Just returned from a Swedish Christmas where Santa is Tomte, reindeers deposed by goats, and ham the centrepiece rather than turkey. Naturally every country has its own traditions – indeed what better than a thriving food culture to show the health of a Nation?
After family celebrations we headed north a little where it was a cool crisp white minus 10 degrees. The panoramic views from the locks at Trollhattan, my husband’s native heath, were breathtaking and paths deserted. The fishing village of Grebbestad was virtually icebound creating etched glass panes across the bay, locking fishing boats and yachts like necklaces of semi precious stones. We dined (thanks to an inspired Christmas present) on board Donalda, an old fashioned fishing boat, moored at Grebbestad. She is used for fishing and celebrations – indeed a few summers ago we were aboard cruising the fjord for a wedding ceremony! When not involved in such activities Donalda becomes a restaurant seating around 20 deep in her hull. The prawns and langustine had come in on the adjacent small fishing boat and were served in hand crafted wooden fish boxes. The two main dishes on offer were traditional to the region and perfect along with local beers and cider. A more charming venue and fresher seafood would be hard to find. Our hosts were friendly and gifted, our meal superb and it was most certainly a night to remember.

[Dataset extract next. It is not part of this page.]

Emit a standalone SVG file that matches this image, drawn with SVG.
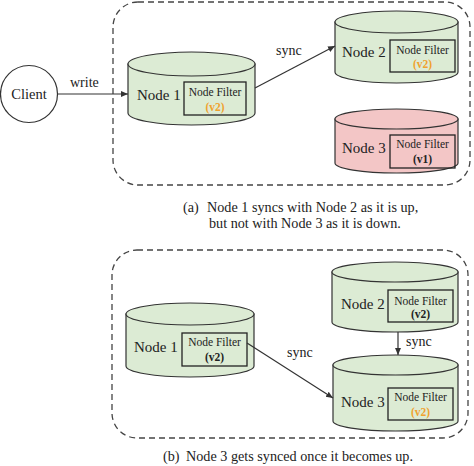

The following day the four of us went walking in the Dalsland wilderness close to the Norwegian border with wildlife and environment expert Bosse. We saw red squirrel and fox, capercaillie and tracks of all manner of mammals. We saw frozen lakes and frosted firs but best of all we heard a family of wolves, calling in the wilderness. A rare experience hardened film crews and professional naturalists can spend years seeking. Eerie, awesome and magical moments we shall never forget. We were torn between standing bewitched and legging it to the car but reason, along with confidence in our guide, prevailed and we continued calmly, safe in the knowledge they were on the opposite slope to ours! Later at Nordens Ark we tremendously enjoyed watching the fascinating antics of snow leopard youngsters and tree climbing wolverines. We could study wolves from a safe distance but nothing would match the call of the wild.
Back in Scotland we may not have ‘the big four’ (moose, wolverine, wolf and bear) ..and thank goodness for re-wilding is not my bag… but we have magnificent red deer, grouse, otters and a host of cloven and feathered species to treasure. Scotland is indeed a great Nation for nature lovers and food lovers so a Happy New Year to you all and make 2018 a healthy one with local seasonal produce!